A preoccupare gli analisti è però il record raggiunto dagli asset nel bilancio della Bce, l’istituto più attivo nell’ultimo anno:  3.000 miliardi di euro di acquisti, più dei 2.900 miliardi della Federal Reserve. E avere accettato titoli di bassa qualità come collaterale, come quelli greci, a garanzia dei prestiti non lascia tutti tranquilli.
Intanto la Fed, secondo il Wall Street Journal, sta pensando a un nuovo metodo d’acquisto di titoli ideato per contenere i timori di un aumento dell’inflazione. A differenza delle precedenti operazioni che prevedono l’immissione di liquidità, anche attraverso l’effettiva creazione di moneta, il nuovo approccio prevede sì l’acquisto di titoli di lungo termine, Treasuries e a garanzia sui mutui, ma mette in conto la loro vendita successiva entro un periodo definito. Il risultato è che l’aumento della liquidità è transitorio e non accentua l’inflazione.

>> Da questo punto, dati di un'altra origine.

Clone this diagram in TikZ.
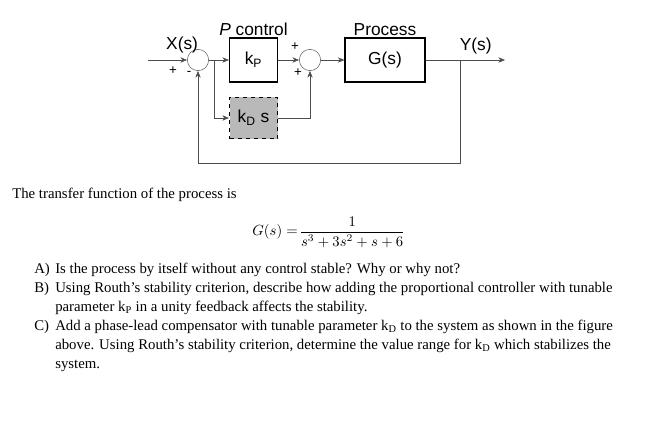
\documentclass[tikz,border=0pt]{standalone}
\usepackage{amsmath}
\usepackage{fontspec}
\setmainfont{Liberation Serif}
\newfontfamily\diagfont{Liberation Sans}
\usetikzlibrary{arrows.meta,positioning}
\begin{document}
\begin{tikzpicture}[x=0.75pt,y=-0.75pt,
        sum/.style={circle, draw, gray!70!black, minimum size=16pt, inner sep=0pt},
        blk/.style={rectangle, draw, thick, minimum width=36pt, minimum height=33pt, font=\diagfont\fontsize{13}{15}\selectfont},
        sig/.style={-{Stealth[length=5pt,width=4pt]}, gray!60!black},
        lbl/.style={font=\diagfont\fontsize{13}{15}\selectfont, inner sep=1pt},
        sgn/.style={font=\diagfont, inner sep=0pt},
        txt/.style={anchor=base west, inner sep=0pt, font=\fontsize{11.1}{13}\selectfont}
    ]
        \useasboundingbox (0,0) rectangle (671,425);
        % block diagram
        \coordinate (in) at (148,60);
        \node[sum] (s1) at (198,60) {};
        \node[blk] (kp) at (253.5,60) {k\textsubscript{P}};
        \node[blk, fill=gray!55, dashed, minimum width=36pt, minimum height=31pt] (kd) at (253.5,118) {k\textsubscript{D} s};
        \node[sum] (s2) at (310,60) {};
        \node[blk, minimum width=60pt] (g) at (385,60) {G(s)};
        \coordinate (out) at (505,60);
        \coordinate (tap) at (460,60);
        \coordinate (fork) at (214,60);
        \coordinate (low) at (198,163);

        \draw[sig] (in) -- (s1);
        \draw[sig] (s1) -- (kp);
        \draw[sig] (fork) |- (kd);
        \draw[sig] (kp) -- (s2);
        \draw[sig] (kd) -| (s2);
        \draw[sig] (s2) -- (g);
        \draw[sig] (g) -- (out);
        \draw[sig] (tap) |- (low) -- (s1);

        \node[lbl, above left=-2pt and -7pt of s1] (xs) {X(s)};
        \node[lbl, above=0pt of kp] (pc) {\textit{P} control};
        \node[lbl, above=0pt of g] (pr) {Process};
        \node[lbl, above=3pt of out, xshift=-22pt] (ys) {Y(s)};
        \node[sgn] (p1) at (173,71) {+};
        \node[sgn] (m1) at (189,73) {-};
        \node[sgn] (p2) at (295,47) {+};
        \node[sgn] (p3) at (298,73) {+};

        % problem text
        \node[txt] (t0) at (12,198) {The transfer function of the process is};
        \node[anchor=east, inner sep=0pt, scale=1.1] (eq) at (298,232) {$G(s)=$};
        \node[anchor=west, inner sep=0pt, scale=1.1] (fr) at (299,232) {$\dfrac{1}{s^3+3s^2+s+6}$};
        \node[txt] (la) at (34,273) {A)};
        \node[txt] (a1) at (55,273) {Is the process by itself without any control stable? Why or why not?};
        \node[txt] (lb) at (34,292) {B)};
        \node[txt] (b1) at (55,292) {Using Routh’s stability criterion, describe how adding the proportional controller with tunable};
        \node[txt] (b2) at (55,311) {parameter k\textsubscript{P} in a unity feedback affects the stability.};
        \node[txt] (lc) at (34,330) {C)};
        \node[txt] (c1) at (55,330) {Add a phase-lead compensator with tunable parameter k\textsubscript{D} to the system as shown in the figure};
        \node[txt] (c2) at (55,349) {above. Using Routh’s stability criterion, determine the value range for k\textsubscript{D} which stabilizes the};
        \node[txt] (c3) at (55,368) {system.};
\end{tikzpicture}
\end{document}
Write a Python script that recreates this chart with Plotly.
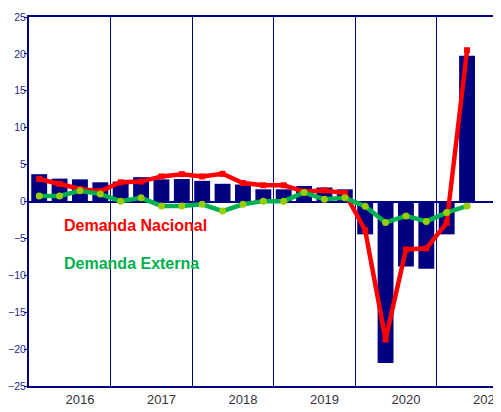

La Fed ha anche iniziato a dare suggerimenti indiretti all’Europa. Secondo uno studio della Fed di New York, la strategia di ridurre la spesa statale e aumentare le tasse, caposaldo dell’austerity, non porta a una riduzione del deficit bensì lo aumenta. La discriminante, che fa vacillare la teoria europea, è che le Banche centrali ormai hanno tassi molto bassi: “Una volta che i tassi di interesse arrivano a zero, o vicino – scrivono gli economisti americani – tagliare la spesa pubblica o aumentare le tasse incrementa anziché ridurre il deficit di bilancio”. I tagli portano a “una riduzione della crescita aggregata, al restringimento della base di tassazione e alla conseguente diminuzione delle entrate fiscali”, perciò “anche se lo stato al momento spende meno, il denaro che vuole reperire con le tasse diminuirà comunque”. Per recuperare terreno e stimolare la domanda favorendo i consumi, bisogna capire quali interventi governativi portano a questo obiettivo. “Abbiamo trovato – concludono gli economisti della Fed di New York – che ridurre il peso dello stato nel lungo periodo o diminuire la futura tassazione sul lavoro può fare ripartire la domanda nel breve termine”.